Davison has replaced singer Benoit David, who himself replaced original Yes front man Jon Anderson five years ago.

“When we all start playing together, you have that chemistry between the members who have been playing a long time together, which is Steve, Chris and Myself.,” White said. “And Geoff Downes was in the band in the '80s, and he’s really well-seasoned with the Yes music, and Jon has all of the Yes material down and has a brilliant voice. And we’re actually having fun with it now.”

“(Davison) is a super-nice guy and he’s really easy to work with,” White added. “He has a quality in his voice that’s really, really suitable for Yes music. His register is around the same register as the key songs that we sang the original stuff in.
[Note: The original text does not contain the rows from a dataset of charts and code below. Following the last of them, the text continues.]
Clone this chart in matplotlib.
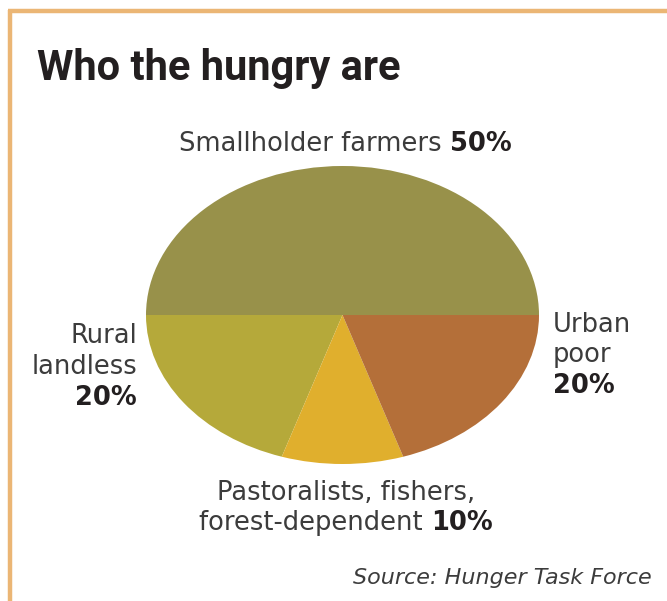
import matplotlib.pyplot as plt
from matplotlib.lines import Line2D

W, H = 667, 601

# datos
grupos = ['Smallholder farmers', 'Rural landless', 'Pastoralists, fishers, forest-dependent', 'Urban poor']
porcentajes = [50, 20, 10, 20]
colores = ['#98914a', '#b5a93a', '#e0af2d', '#b46f39']

plt.rcParams['font.family'] = ['DejaVu Sans']
gris = '#3c3c3c'
negro = '#231f20'
tam = 18.5

fig = plt.figure(figsize=(W / 100, H / 100), dpi=100)
fig.patch.set_facecolor('white')

# borde naranja arriba e izquierda
borde = '#ebb675'
fig.add_artist(Line2D([8 / W, 1], [1 - 11 / H, 1 - 11 / H], color=borde, lw=3.2, solid_capstyle='butt'))
fig.add_artist(Line2D([10 / W, 10 / W], [0, 1 - 9.5 / H], color=borde, lw=3.2, solid_capstyle='butt'))

# pastel eliptico (circulo aplastado)
ax = fig.add_axes([146 / W, 1 - 464 / H, 393 / W, 298 / H])
ax.pie(porcentajes, colors=colores, startangle=0, counterclock=True,
       wedgeprops={'linewidth': 0})
ax.set_aspect('auto')
ax.set_xlim(-1, 1)
ax.set_ylim(-1, 1)
ax.axis('off')

fig.text(37 / W, 1 - 80 / H, 'Who the hungry are', fontsize=30, fontweight='bold',
         family=['Roboto', 'DejaVu Sans'],
         color=negro, ha='left', va='baseline')

r = fig.canvas.get_renderer()


def linea_mixta(xc, y, normal, negrita, size=tam):
    t1 = fig.text(0, 1 - y / H, normal, fontsize=size, color=gris, va='baseline')
    t2 = fig.text(0, 1 - y / H, negrita, fontsize=size, color=negro, fontweight='bold', va='baseline')
    w1 = t1.get_window_extent(r).width
    w2 = t2.get_window_extent(r).width
    x0 = xc - (w1 + w2) / 2
    t1.set_x(x0 / W)
    t2.set_x((x0 + w1) / W)


linea_mixta(345, 151, 'Smallholder farmers ', f'{porcentajes[0]}%')

# Urban poor
fig.text(553 / W, 1 - 332 / H, 'Urban', fontsize=tam, color=gris, va='baseline')
fig.text(553 / W, 1 - 362 / H, 'poor', fontsize=tam, color=gris, va='baseline')
fig.text(553 / W, 1 - 393 / H, f'{porcentajes[3]}%', fontsize=tam, color=negro,
         fontweight='bold', va='baseline')

# Rural landless
fig.text(137 / W, 1 - 343 / H, 'Rural', fontsize=tam, color=gris, va='baseline', ha='right')
fig.text(137 / W, 1 - 374 / H, 'landless', fontsize=tam, color=gris, va='baseline', ha='right')
fig.text(137 / W, 1 - 405 / H, f'{porcentajes[1]}%', fontsize=tam, color=negro,
         fontweight='bold', va='baseline', ha='right')

# Pastoralists
fig.text(346 / W, 1 - 500 / H, 'Pastoralists, fishers,', fontsize=tam, color=gris,
         va='baseline', ha='center')
linea_mixta(346, 530, 'forest-dependent ', f'{porcentajes[2]}%')

fig.text(652 / W, 1 - 584 / H, 'Source: Hunger Task Force', fontsize=16, color=gris,
         style='italic', va='baseline', ha='right')

plt.savefig('out.png', dpi=100)
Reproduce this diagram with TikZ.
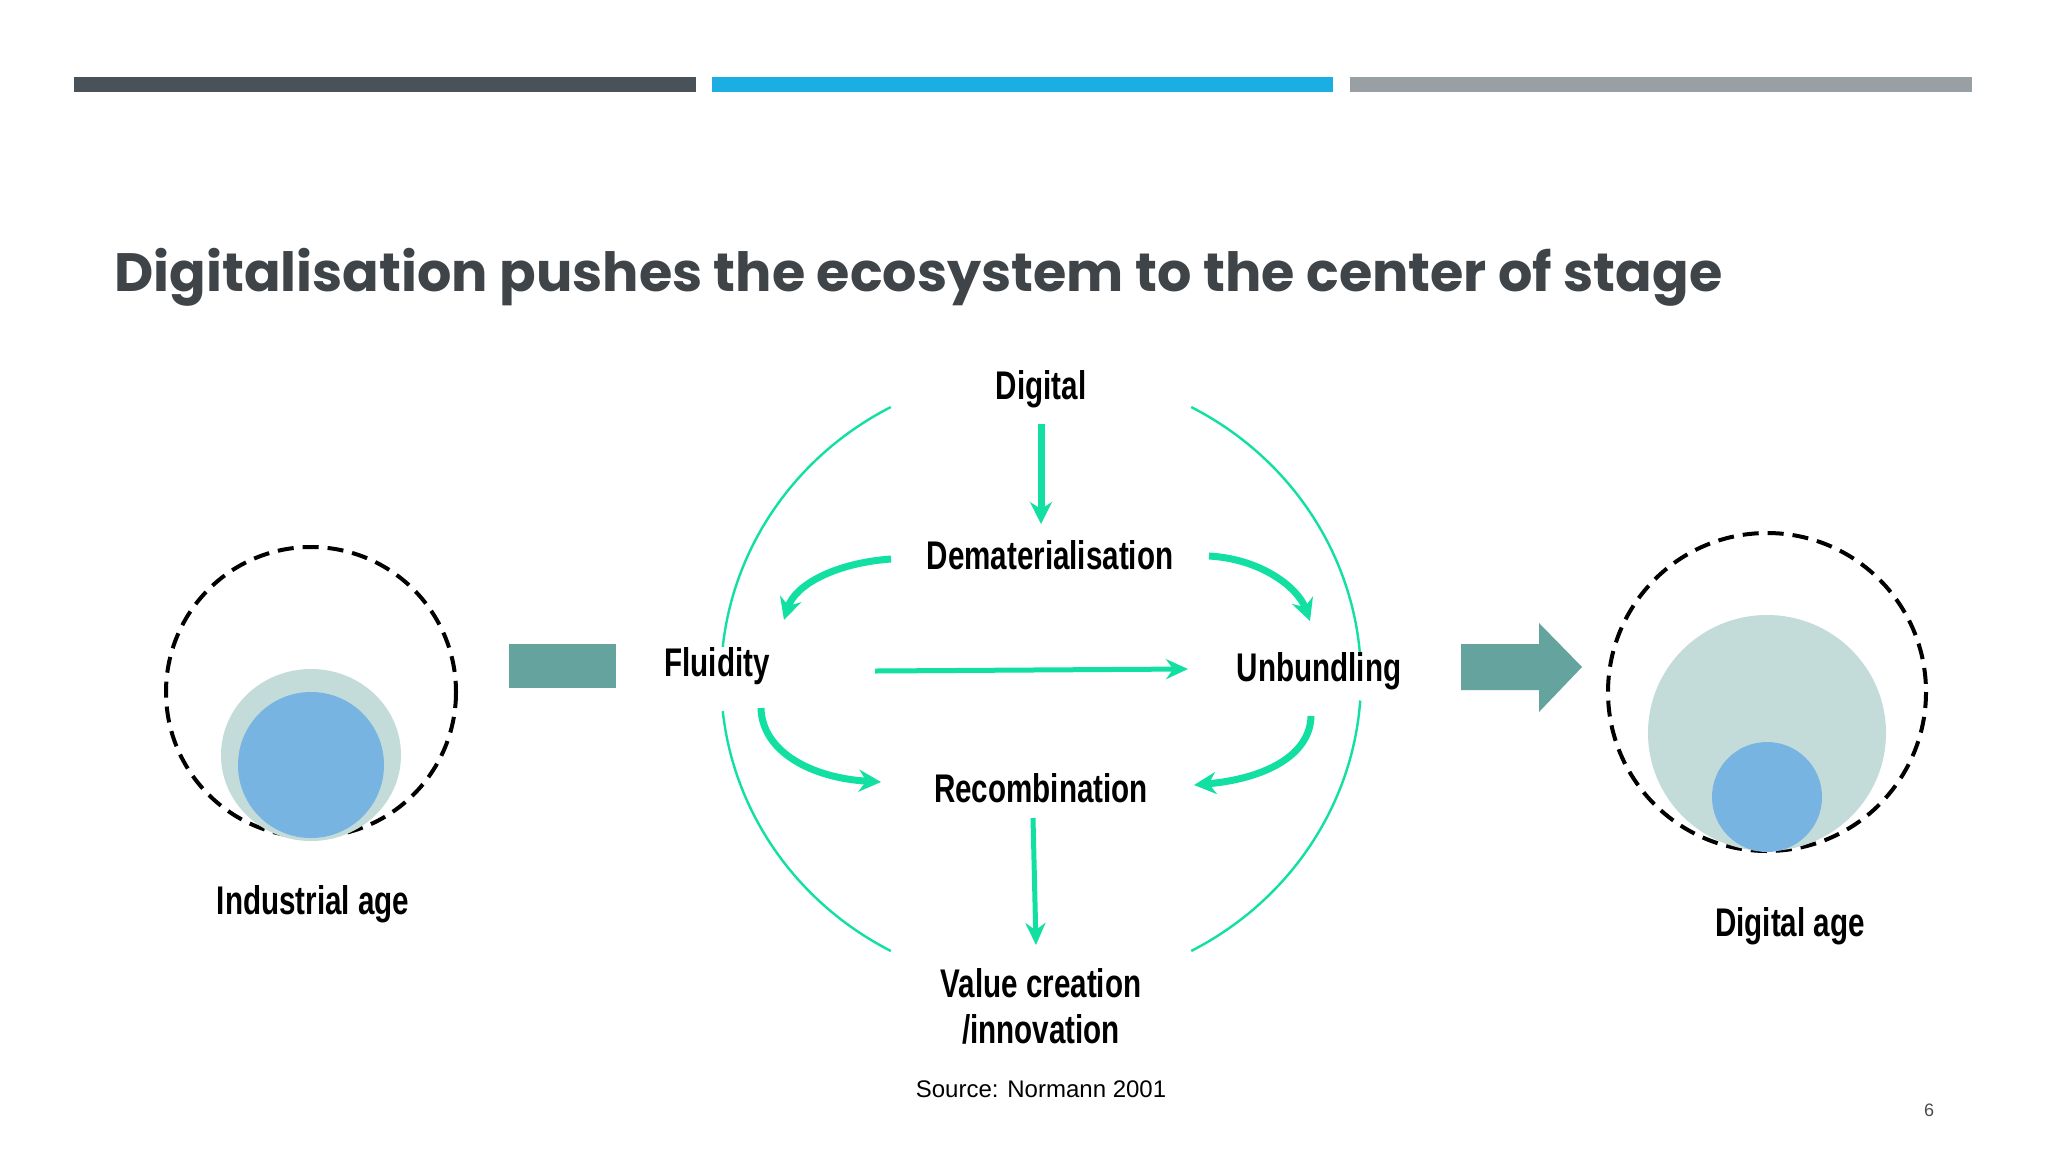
\documentclass[tikz,border=0pt]{standalone}
\usepackage{fontspec}
\setmainfont{Liberation Sans}
\newfontfamily\titlefont{Poppins}
\newfontfamily\condfont[FakeStretch=0.74]{Liberation Sans Bold}
\usetikzlibrary{arrows.meta,calc}
\definecolor{barA}{HTML}{4A5259}
\definecolor{barB}{HTML}{1AAEE3}
\definecolor{barC}{HTML}{98A0A4}
\definecolor{titlec}{HTML}{3F4449}
\definecolor{mint}{HTML}{12E0A2}
\definecolor{tealc}{HTML}{65A39E}
\definecolor{lightc}{HTML}{C3DBD9}
\definecolor{bluec}{HTML}{78B4E2}
\tikzset{
  lbl/.style={font=\condfont\fontsize{20}{23}\selectfont, text=black, align=center, inner sep=0pt},
  ring/.style={draw=mint, line width=1.2pt},
  flow/.style={draw=mint, line width=3.5pt, -{Stealth[length=11pt,width=11pt]}},
  flowthin/.style={draw=mint, line width=2.5pt, -{Stealth[length=11pt,width=10pt]}},
  dashring/.style={draw=black, line width=2pt, dash pattern=on 8pt off 4.5pt},
}
\begin{document}
\begin{tikzpicture}[x=0.5pt,y=-0.5pt]
\useasboundingbox (0,0) rectangle (2048,1152);
\fill[white] (0,0) rectangle (2048,1152);
% top bars
\fill[barA] (74,77) rectangle (696,92);
\fill[barB] (712,77) rectangle (1333,92);
\fill[barC] (1350,77) rectangle (1972,92);
% title
\node[anchor=west, inner sep=0pt, text=titlec, font=\titlefont\bfseries\fontsize{27}{32}\selectfont] (title) at (114,277) {Digitalisation pushes the ecosystem to the center of stage};
% left group
\draw[dashring] (311,692) circle (145);
\fill[lightc] (311,755) ellipse (90 and 86);
\fill[bluec] (311,765) circle (73);
\node[lbl] (ind) at (313,904) {Industrial age};
% right group
\draw[dashring] (1767,692) circle (159);
\fill[lightc] (1767,733) ellipse (119 and 118);
\fill[bluec] (1767,797) circle (55);
\node[lbl] (dig) at (1790,926) {Digital age};
% block shapes
\fill[tealc] (509,644) rectangle (616,688);
\fill[tealc] (1461,644) -- (1539,644) -- (1539,623) -- (1582,667) -- (1539,712) -- (1539,690) -- (1461,690) -- cycle;
% ring arcs
\coordinate (c) at (1041,679);
\draw[ring] ($(c)+(118:320 and 308)$) arc (118:174:320 and 308);
\draw[ring] ($(c)+(186:320 and 308)$) arc (186:242:320 and 308);
\draw[ring] ($(c)+(-62:320 and 308)$) arc (-62:-5:320 and 308);
\draw[ring] ($(c)+(4:320 and 308)$) arc (4:62:320 and 308);
% labels
\node[lbl] (digital) at (1041,389) {Digital};
\node[lbl] (demat) at (1050,555) {Dematerialisation};
\node[lbl] (fluid) at (717,666) {Fluidity};
\node[lbl] (unb) at (1319,671) {Unbundling};
\node[lbl] (recomb) at (1041,788) {Recombination};
\node[lbl] (value) at (1041,1006) {Value creation\\/innovation};
\node[inner sep=0pt, font=\fontsize{12}{14}\selectfont] (src) at (1041,1089) {Source: Normann 2001};
\node[inner sep=0pt, font=\fontsize{9}{11}\selectfont, text=black!70] (pg) at (1929,1110) {6};
% arrows
\coordinate (a1) at (1041,424); \coordinate (a2) at (1041,524);
\draw[flow] (a1) -- (a2);
\coordinate (b1) at (891,559); \coordinate (b2) at (784,620);
\draw[flow] (b1) .. controls (835,563) and (795,585) .. (b2);
\coordinate (d1) at (1209,556); \coordinate (d2) at (1310,621);
\draw[flow] (d1) .. controls (1262,559) and (1298,588) .. (d2);
\coordinate (e1) at (875,671); \coordinate (e2) at (1188,669);
\draw[flowthin] (e1) -- (e2);
\coordinate (f1) at (761,708); \coordinate (f2) at (881,782);
\draw[flow] (f1) .. controls (762,752) and (812,778) .. (f2);
\coordinate (g1) at (1311,716); \coordinate (g2) at (1194,785);
\draw[flow] (g1) .. controls (1310,757) and (1262,779) .. (g2);
\coordinate (h1) at (1033,818); \coordinate (h2) at (1036,945);
\draw[flowthin] (h1) -- (h2);
\end{tikzpicture}
\end{document}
He’s just a great asset.”

While Yes’ current tour of the States finds them concentrating on past glories, they continue to pursue new musical ventures as well.

In 2011, they released their most recent collection of new material, “Fly From Here” and, according to White, the band is currently working on songs that will serve as “Fly’s” follow-up.

“We’ve got a lot of touring to do this year, and, in the back of everybody’s mind, everybody’s working on original ideas, and it will take us (time) to put all of our ideas together and come up with another Yes album, hopefully later this year.”